Universiti Teknologi Malaysia political analyst Azmi Hassan also believes that Syed Mokhtar’s motives are more political in nature and that news coverage by news outlets under Media Prima would now be more Pakatan Harapan friendly.

“It’s true that Syed Mokhtar has a close relationship with Umno but it’s via his relationship with Dr Mahathir, and now that Dr Mahathir is not with Umno anymore, the media coverage on Umno will be more critical and intense.

“This move may not suit his business strategy but it fits well politically for whoever he is backing,” the professor told Malay Mail.

He also added that the move will likely solidify Dr Mahathir’s power within the Pakatan Harapan coalition.

Meanwhile, former Singapore Management University Political Science Professor Bridget Welsh said the move was to ensure that Syed Mokhtar remains relevant in the eyes of the new government.

She felt having ownership will allow for more fluid content while making Syed Mokhtar a key political and economic player unlike in the past where media ownership was tied with party funds.

“This time, it is more about leverage and staying in the game. Bailing out Umno keeps Syed Mokhtar relevant and helps him shore himself up in the new context.

“Frankly, from a business point of view, it will be a struggle to turn these entities around. But given Syed Mokhtar’s large interests, this is part of a broader protection of his economic interests,’’ she said.

Welsh is also of the opinion that news coverage by agencies under Media Prima would likely remain pro-government as long as Dr Mahathir remains the prime minister.

Some observers are concerned that Syed Mokhtar’s purchase of Umno’s 11 per cent share in the media company together with his current stake in Utusan Melayu Bhd and business paper The Malaysian Reserve gives him wide-reaching media influence.

Gayathry Venkiteswaran, Assistant Professor at the School of Media, Languages and Cultures, Faculty of Arts and Social Sciences at the University of Nottingham said: “Press freedom was promised in the last manifesto but not a lot of steps have been made to implement it.

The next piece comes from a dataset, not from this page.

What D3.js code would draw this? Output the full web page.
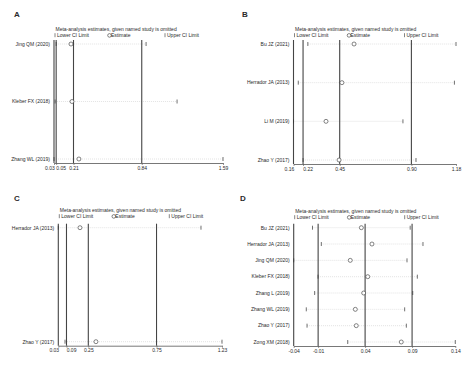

“So as long as there is no protection for media, there is always someone out there who can jump in and try to influence the agenda,” she added.

Last week, several sources were quoted as saying that Syed Mokhtar had bought Umno’s 123 million shares, which had been held in proxy by Gabungan Kesturi Sdn Bhd, for an estimated RM73.81 million.

The Malay nationalist party still retains, however, an almost 8 per cent stake in Media Prima.

The sale of the 11 per cent stake catapulted Mitsubishi UFJ to the position of the single largest shareholder with its 12.8 per cent, ahead of the Employees Provident Fund that owns 11.9 per cent of Media Prima.

Media Prima controls six terrestrial television stations, four radio stations and three newspapers.